A suspensão repentina da importação de carne de frango de 11 frigoríficos brasileiros anunciada há um mês pela Arábia Saudita, ainda sem justificativa oficial, pode ser considerado um alerta para o agronegócio ao expor uma das maiores fragilidades do Brasil no mercado internacional: a concentração das exportações em poucos mercados consumidores e a consequente dependência desses países.
“Isso me parece um pouco com o caso da Rússia anos atrás. Eles já vinham sinalizando e, num determinado momento, aconteceu”, relata o consultor de agronegócios do Itaú, César de Castro Alves, ao comparar os planos sauditas com as metas chinesas produção de carne.
“Essa questão do futuro da exportação de frango sem a Arábia Saudita é mais ou menos como o futuro da carne suína sem a China quando eles se recuperarem da febre suína. Não é algo de curto prazo, mas a Arábia Saudita já foi um mercado muito maior pra nós”, lembra Alves.
Destino de 51% das exportações brasileiras de carne suína e de 59% das exportações de carne bovina, a China tem investido na recomposição do seu rebanho de suínos após o avanço da peste suína africana tê-lo reduzido em mais da metade. Em abril, o Ministério da Agricultura local divulgou que 95% do rebanho de matrizes chinês havia sido recuperado até final de fevereiro deste ano, com crescimento de 71% nos abates.
“A China é um país que está investindo muito em conquistar, digamos, segurança alimentar. Não vai ser nunca autossuficiente, mas busca ampliar a segurança alimentar dela com investimentos pesados em inovação”, explica o professor de economia da Unicamp, Marcio Buainain. Ele compara a China dos dias atuais com o Brasil da década de 1980, quando o país ainda era um importador de alimentos.
“Eu sempre lembro que a base do sucesso do agronegócio brasileiro é o Cerrado, que há 30, 40 anos era considerado uma área imprópria para a agricultura. E muitas das limitações que a China enfrenta hoje podem ser removidas com inovação tecnológica”, ressalta o pesquisador ao mencionar, entre outras estratégias chinesas, o investimento em fornecedores alternativos de grãos e outras commodities agrícolas.
“O caso mais evidente são os investimentos na África. Então, esse projeto da Arábia Saudita não é isolado. Ele serve como um aviso para o Brasil projetar o seu futuro”, resume Buainain.
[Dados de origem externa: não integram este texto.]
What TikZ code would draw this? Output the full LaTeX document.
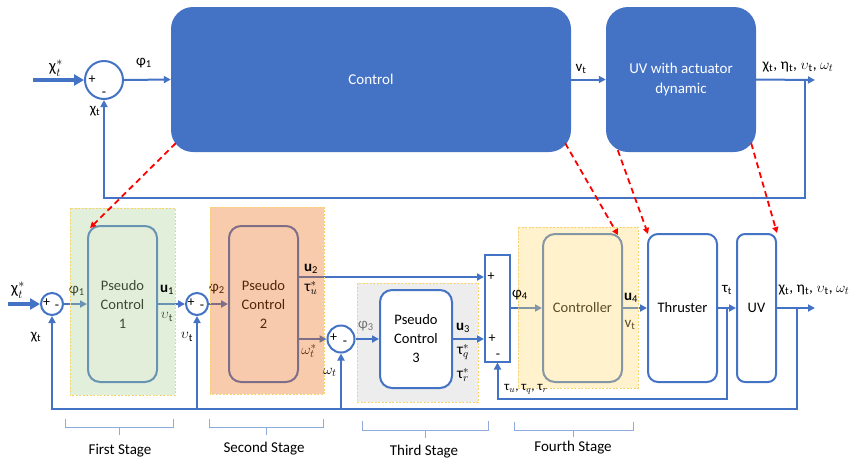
\documentclass[tikz,border=0pt]{standalone}
\usepackage{fontspec}
\setmainfont{Carlito}
\usetikzlibrary{arrows.meta,calc}
\definecolor{uvblue}{HTML}{4472C4}
\definecolor{greenwash}{RGB}{172,209,149}
\definecolor{orangewash}{RGB}{235,106,21}
\definecolor{yellowwash}{RGB}{255,218,109}
\definecolor{stagegray}{HTML}{EDEDED}
\definecolor{stageedge}{HTML}{F5D36E}
\definecolor{bracecol}{HTML}{8FAADC}
\newcommand\sbs[1]{\textsubscript{#1}}
\begin{document}
\begin{tikzpicture}[x=1pt,y=-1pt,
  wire/.style={draw=uvblue, line width=2pt},
  arr/.style={wire, -{Triangle[length=7pt,width=7pt]}},
  bigarr/.style={draw=uvblue, line width=3.6pt, -{Triangle[length=10pt,width=11pt]}},
  topblock/.style={rectangle, rounded corners=22pt, fill=uvblue, text=white,
    font=\fontsize{15}{20}\selectfont, align=center, inner sep=0pt},
  block/.style={rectangle, rounded corners=12pt, draw=uvblue, line width=2pt, fill=white,
    font=\fontsize{14.5}{19}\selectfont, align=center, inner sep=0pt},
  sumnode/.style={circle, draw=uvblue, line width=2pt, fill=white, inner sep=0pt},
  lbl/.style={font=\fontsize{15}{17}\selectfont, inner sep=0pt},
  mlbl/.style={font=\fontsize{15.5}{17}\selectfont, inner sep=0pt},
  sgn/.style={font=\fontsize{14}{15}\selectfont, inner sep=0pt},
  hint/.style={draw=red, line width=1.8pt, dash pattern=on 6pt off 4pt,
    -{Triangle[length=6pt,width=6pt]}},
  edge/.style={draw=stageedge, line width=0.7pt, dash pattern=on 2pt off 1.5pt},
  wash/.style={fill opacity=0.35},
  brace/.style={draw=bracecol, line width=0.8pt},
  stagelbl/.style={font=\fontsize{15}{18}\selectfont, inner sep=0pt}
]
\useasboundingbox (0,0) rectangle (852,459);

% ---------------- outer loop ----------------
\node[sumnode, minimum size=38pt] (s0) at (104,80) {};
\node[topblock, minimum width=400pt, minimum height=145pt] (ctrl) at (371,79.5) {Control};
\node[topblock, minimum width=150pt, minimum height=145pt] (uva) at (681,79.5) {UV with actuator\\dynamic};
\coordinate (tin) at (33,80);
\coordinate (tout) at (815,80);
\coordinate (tob) at (805,80);
\coordinate (tfb) at (805,198);

\draw[bigarr] (tin) -- (s0.west);
\draw[arr] (s0.east) -- (ctrl.west);
\draw[arr] (ctrl.east) -- (uva.west);
\draw[arr] (uva.east) -- (tout);
\draw[arr] (tob) -- (tfb) -- (tfb -| s0.south) -- (s0.south);

\node[sgn] (p0) at (92,80) {+};
\node[sgn] (m0) at (104,94) {-};
\node[mlbl, font=\fontsize{16.5}{18}\selectfont] (lx0) at (56,68) {χ$_t^*$};
\node[lbl] (lc0) at (95,111) {χ\sbs{t}};
\node[lbl] (lf0) at (144,63) {φ\sbs{1}};
\node[lbl] (lv0) at (581,69) {v\sbs{t}};
\node[mlbl] (lo0) at (798,67) {χ\sbs{t}, η\sbs{t}, $\upsilon$\sbs{t}, $\omega_t$};

% ---------------- inner cascade ----------------
\fill[stagegray] (357,283) rectangle (478,402);
\draw[edge] (357,283) rectangle (478,402);

\node[sumnode, minimum size=22pt] (s1) at (52,304) {};
\node[sumnode, minimum size=22pt] (s2) at (197,304) {};
\node[sumnode, minimum size=27pt] (s3) at (341,339) {};
\node[block, minimum width=69pt, minimum height=156pt] (pc1) at (122.5,304) {Pseudo\\Control\\1};
\node[block, minimum width=69pt, minimum height=156pt] (pc2) at (263.5,304) {Pseudo\\Control\\2};
\node[block, minimum width=72pt, minimum height=98pt] (pc3) at (416,339) {Pseudo\\Control\\3};
\node[rectangle, draw=uvblue, line width=2pt, fill=white, minimum width=25pt, minimum height=107pt, inner sep=0pt] (sb) at (497.5,308) {};
\node[block, minimum width=79pt, minimum height=148pt] (ctl) at (582.5,308) {Controller};
\node[block, rounded corners=10pt, minimum width=69pt, minimum height=148pt] (thr) at (682.5,308) {Thruster};
\node[block, rounded corners=8pt, minimum width=39pt, minimum height=148pt] (uv) at (756.5,308) {UV};

\coordinate (bin) at (8,304);
\coordinate (bout) at (815,308);
\coordinate (ob) at (797,308);
\coordinate (fbc) at (797,409);

\draw[bigarr] (bin) -- (s1.west);
\draw[arr] (s1.east) -- (pc1.west);
\draw[arr] (pc1.east) -- (s2.west);
\draw[arr] (s2.east) -- (pc2.west);
\draw[arr] ([yshift=27pt]pc2.east) -- ([yshift=27pt]pc2.east -| sb.west);
\draw[arr] ([yshift=-35pt]pc2.east) -- (s3.west);
\draw[arr] (s3.east) -- (pc3.west);
\draw[arr] (pc3.east) -- (pc3.east -| sb.west);
\draw[arr] (sb.east) -- (ctl.west);
\draw[arr] (ctl.east) -- (thr.west);
\draw[arr] (thr.east) -- (uv.west);
\draw[arr] (uv.east) -- (bout);
\draw[arr] ($(thr.east)!0.5!(uv.west)$) -- ++(0,91) -| (sb.south);
\draw[arr] (ob) -- (fbc) -- (fbc -| s1.south) -- (s1.south);
\draw[arr] (fbc -| s2.south) -- (s2.south);
\draw[arr] (fbc -| s3.south) -- (s3.south);

% signs at the summing points
\node[sgn] (p1) at (46.5,303) {+};
\node[sgn] (m1) at (57,307) {-};
\node[sgn] (p2) at (191,303) {+};
\node[sgn] (m2) at (202,307) {-};
\node[sgn] (p3) at (333.5,338) {+};
\node[sgn] (m3) at (345,343) {-};
\node[sgn] (pb1) at (491,277) {+};
\node[sgn] (pb2) at (492,339) {+};
\node[sgn] (mb) at (498,356) {-};

% signal names under the stage shading
\node[lbl] (lf1) at (77,291) {φ\sbs{1}};
\node[mlbl] (lv1) at (167,317) {$\upsilon$\sbs{t}};
\node[lbl] (lf2) at (217,289) {φ\sbs{2}};
\node[mlbl] (lw2) at (309,351) {$\omega_t^*$};
\node[lbl] (lv4) at (630,325) {v\sbs{t}};

% stage shading
\fill[greenwash, wash] (70,208) rectangle (175,395);
\draw[edge] (70,208) rectangle (175,395);
\fill[orangewash, wash] (210,207) rectangle (324,394);
\draw[edge] (210,207) rectangle (324,394);
\fill[yellowwash, wash] (518,227) rectangle (638,388);
\draw[edge] (518,227) rectangle (638,388);

% remaining signal names
\node[mlbl, font=\fontsize{16.5}{18}\selectfont] (lx1) at (18,290) {χ$_t^*$};
\node[lbl] (lc1) at (36,337) {χ\sbs{t}};
\node[lbl] (lu1) at (167,290) {\textbf{u}\sbs{1}};
\node[mlbl] (lv2) at (187,337) {$\upsilon$\sbs{t}};
\node[lbl] (lu2) at (311,269) {\textbf{u}\sbs{2}};
\node[mlbl] (lt2) at (311,288) {τ$^*_u$};
\node[mlbl] (lw3) at (330,372) {$\omega_t$};
\node[lbl, text=black!55] (lf3) at (366,326) {φ\sbs{3}};
\node[lbl] (lu3) at (463,328) {\textbf{u}\sbs{3}};
\node[mlbl] (ltq) at (463,352) {τ$^*_q$};
\node[mlbl] (ltr) at (463,375) {τ$^*_r$};
\node[lbl] (lf4) at (520,295) {φ\sbs{4}};
\node[lbl] (lu4) at (631,298) {\textbf{u}\sbs{4}};
\node[lbl, font=\fontsize{13}{15}\selectfont] (ltf) at (526,389) {τ$_u$, τ$_q$, τ$_r$};
\node[lbl] (ltt) at (727,290) {τ\sbs{t}};
\node[mlbl] (lo1) at (814,290) {χ\sbs{t}, η\sbs{t}, $\upsilon$\sbs{t}, $\omega_t$};

% links from the outer loop to the inner blocks
\draw[hint] ([shift={(5pt,9pt)}]ctrl.south west) -- ([shift={(3pt,-3pt)}]pc1.north west);
\draw[hint] ([shift={(-6pt,9pt)}]ctrl.south east) -- ([shift={(-5pt,-2pt)}]ctl.north east);
\draw[hint] ([shift={(12pt,2pt)}]uva.south west) -- ([shift={(1pt,-1pt)}]thr.north west);
\draw[hint] ([shift={(-5pt,9pt)}]uva.south east) -- (uv.north east);

% stage brackets
\draw[brace] (65,419) -- (65,427) -- (173,427) -- (173,419) (119,427) -- (119,435);
\draw[brace] (209,419) -- (209,427) -- (323,427) -- (323,419) (266,427) -- (266,435);
\draw[brace] (362,421) -- (362,430) -- (488,430) -- (488,421) (425,430) -- (425,438);
\draw[brace] (514,422) -- (514,430) -- (633,430) -- (633,422) (573,430) -- (573,437);
\node[stagelbl] (st1) at (120,451) {First Stage};
\node[stagelbl] (st2) at (264,449) {Second Stage};
\node[stagelbl] (st3) at (424,452) {Third Stage};
\node[stagelbl] (st4) at (573,448) {Fourth Stage};
\end{tikzpicture}
\end{document}
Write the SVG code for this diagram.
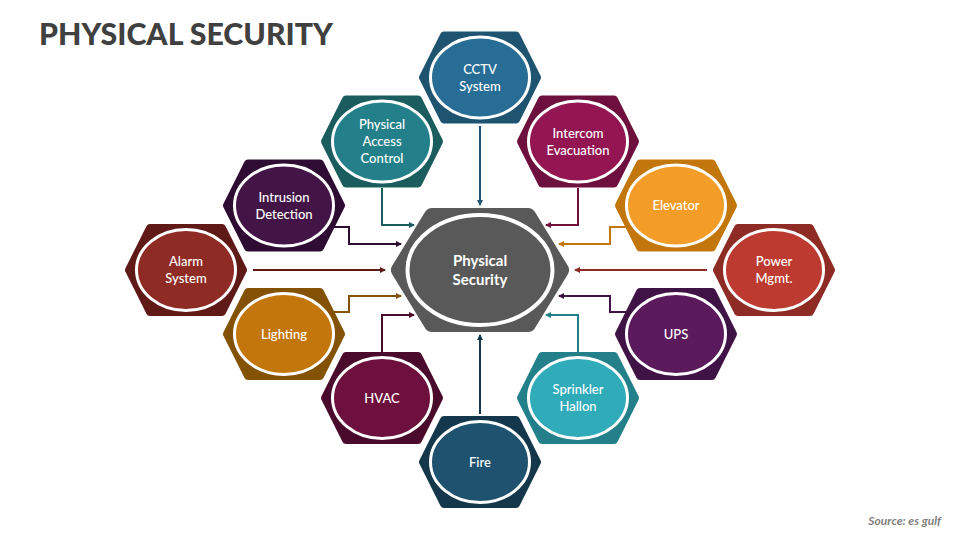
<svg xmlns="http://www.w3.org/2000/svg" width="960" height="540" viewBox="0 0 960 540">
<style>
text{font-family:"Lato","Carlito","Liberation Sans",sans-serif;text-anchor:middle}
.t{font-size:13px;font-weight:500;fill:#fff}
.title{font-size:30.3px;font-weight:900;fill:#404040;text-anchor:start}
.src{font-size:12px;font-weight:700;font-style:italic;fill:#7f7f7f;text-anchor:end}
.h{stroke-width:8;stroke-linejoin:round}
.e{stroke:#fff;stroke-width:3}
.c{fill:none;stroke-width:2}
</style>
<defs>
<polygon id="hex" points="57,0 36,42 -36,42 -57,0 -36,-42 36,-42"/>
<marker id="a1" markerWidth="8" markerHeight="8" refX="5" refY="3" orient="auto" markerUnits="userSpaceOnUse"><path d="M0,0L6,3L0,6z" fill="context-stroke"/></marker>
</defs>
<text class="title" x="39" y="45">PHYSICAL SECURITY</text>
<g id="connectors">
<path class="c" stroke="#1F5470" marker-end="url(#a1)" d="M480,126V205"/>
<path class="c" stroke="#1B5C5E" marker-end="url(#a1)" d="M382,188V225H414"/>
<path class="c" stroke="#2E0D33" marker-end="url(#a1)" d="M333,227H349V244H401"/>
<path class="c" stroke="#5F1A17" marker-end="url(#a1)" d="M253,270H385"/>
<path class="c" stroke="#835204" marker-end="url(#a1)" d="M333,312H349V296H401"/>
<path class="c" stroke="#4A0A2B" marker-end="url(#a1)" d="M382,352V315H414"/>
<path class="c" stroke="#14374C" marker-end="url(#a1)" d="M480,414V335"/>
<path class="c" stroke="#23808A" marker-end="url(#a1)" d="M578,352V315H546"/>
<path class="c" stroke="#3F1345" marker-end="url(#a1)" d="M627,312H610V296H559"/>
<path class="c" stroke="#8E2B24" marker-end="url(#a1)" d="M707,270H575"/>
<path class="c" stroke="#C3760B" marker-end="url(#a1)" d="M627,227H610V244H559"/>
<path class="c" stroke="#6E103D" marker-end="url(#a1)" d="M578,188V225H546"/>
</g>
<g id="n-center" transform="translate(480,270)">
<polygon points="81,0 48,54 -48,54 -81,0 -48,-54 48,-54" fill="#595959" stroke="#595959" stroke-width="16" stroke-linejoin="round"/>
<ellipse rx="72.5" ry="55" fill="#595959" stroke="#fff" stroke-width="4"/>
<text x="0" y="-4" font-size="15" font-weight="700" fill="#fff">Physical</text>
<text x="0" y="15" font-size="15" font-weight="700" fill="#fff">Security</text>
</g>
<g id="n-cctv" transform="translate(480,77.5)">
<use href="#hex" class="h" fill="#1F5470" stroke="#1F5470"/><ellipse class="e" rx="49.5" ry="40.5" fill="#276D96"/>
<text class="t" y="-4">CCTV</text><text class="t" y="13">System</text>
</g>
<g id="n-access" transform="translate(382,141.5)">
<use href="#hex" class="h" fill="#1B5C5E" stroke="#1B5C5E"/><ellipse class="e" rx="49.5" ry="40.5" fill="#23808A"/>
<text class="t" y="-13">Physical</text><text class="t" y="4">Access</text><text class="t" y="21">Control</text>
</g>
<g id="n-intrusion" transform="translate(284,205.5)">
<use href="#hex" class="h" fill="#2E0D33" stroke="#2E0D33"/><ellipse class="e" rx="49.5" ry="40.5" fill="#431546"/>
<text class="t" y="-4">Intrusion</text><text class="t" y="13">Detection</text>
</g>
<g id="n-alarm" transform="translate(186,270)">
<use href="#hex" class="h" fill="#5F1A17" stroke="#5F1A17"/><ellipse class="e" rx="49.5" ry="40.5" fill="#8E2B24"/>
<text class="t" y="-4">Alarm</text><text class="t" y="13">System</text>
</g>
<g id="n-lighting" transform="translate(284,334)">
<use href="#hex" class="h" fill="#835204" stroke="#835204"/><ellipse class="e" rx="49.5" ry="40.5" fill="#C3760B"/>
<text class="t" y="5">Lighting</text>
</g>
<g id="n-hvac" transform="translate(382,398)">
<use href="#hex" class="h" fill="#4A0A2B" stroke="#4A0A2B"/><ellipse class="e" rx="49.5" ry="40.5" fill="#6E103D"/>
<text class="t" y="5">HVAC</text>
</g>
<g id="n-fire" transform="translate(480,462)">
<use href="#hex" class="h" fill="#14374C" stroke="#14374C"/><ellipse class="e" rx="49.5" ry="40.5" fill="#1F526F"/>
<text class="t" y="5">Fire</text>
</g>
<g id="n-sprinkler" transform="translate(578,398)">
<use href="#hex" class="h" fill="#23808A" stroke="#23808A"/><ellipse class="e" rx="49.5" ry="40.5" fill="#2FABB9"/>
<text class="t" y="-4">Sprinkler</text><text class="t" y="13">Hallon</text>
</g>
<g id="n-ups" transform="translate(676,334)">
<use href="#hex" class="h" fill="#3F1345" stroke="#3F1345"/><ellipse class="e" rx="49.5" ry="40.5" fill="#5A1A5C"/>
<text class="t" y="5">UPS</text>
</g>
<g id="n-power" transform="translate(774,270)">
<use href="#hex" class="h" fill="#8E2B24" stroke="#8E2B24"/><ellipse class="e" rx="49.5" ry="40.5" fill="#BC3A30"/>
<text class="t" y="-4">Power</text><text class="t" y="13">Mgmt.</text>
</g>
<g id="n-elevator" transform="translate(676,205.5)">
<use href="#hex" class="h" fill="#C3760B" stroke="#C3760B"/><ellipse class="e" rx="49.5" ry="40.5" fill="#F39C27"/>
<text class="t" y="4">Elevator</text>
</g>
<g id="n-intercom" transform="translate(578,141.5)">
<use href="#hex" class="h" fill="#6E103D" stroke="#6E103D"/><ellipse class="e" rx="49.5" ry="40.5" fill="#931552"/>
<text class="t" y="-4">Intercom</text><text class="t" y="13">Evacuation</text>
</g>
<text class="src" x="941" y="525">Source: es gulf</text>
</svg>
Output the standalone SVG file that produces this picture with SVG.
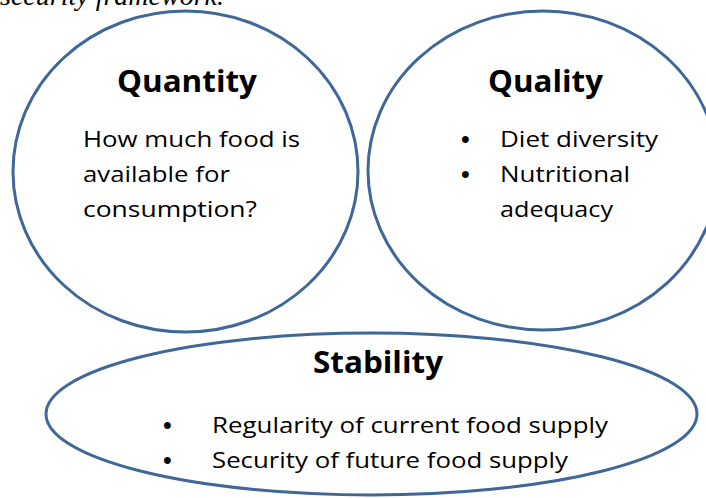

Em entrevista à Revista Globo Rural, o cientista político Guilherme Casarões também destacou o potencial agropecuário africano.
“A Tanzânia e o Quênia, sobretudo a Tanzânia, já vêm se transformando num exportador importante de soja e a China investe há pelo menos 20 anos na África de maneira sistemática. Acho que África está finalmente desabrochando e chegando àquela condição que a gente já esperava anos atrás, de celeiro do mundo”, lembra Casarões.
O analista de proteína animal do Rabobank, Wagner Yanaguizawa, ressalta que, nesse contexto, a imposição de barreiras comerciais “é uma tendência para os próximos anos em termos de comércio global”, o que deverá exigir uma mudança de estratégia do Brasil no mercado externo.
Maior importador de carne de frango do Brasil, China investe em produção própria há um ano
“Querendo ou não, o lado importador é o que tem poder nessa negociação. É uma coisa que vamos ter que ficar atentos mesmo e que levanta questões de risco de ter dependência de poucos países como importadores. Então, sem dúvida, é um ponto de atenção hoje do setor nesse sentido”, conclui Yanaguizawa.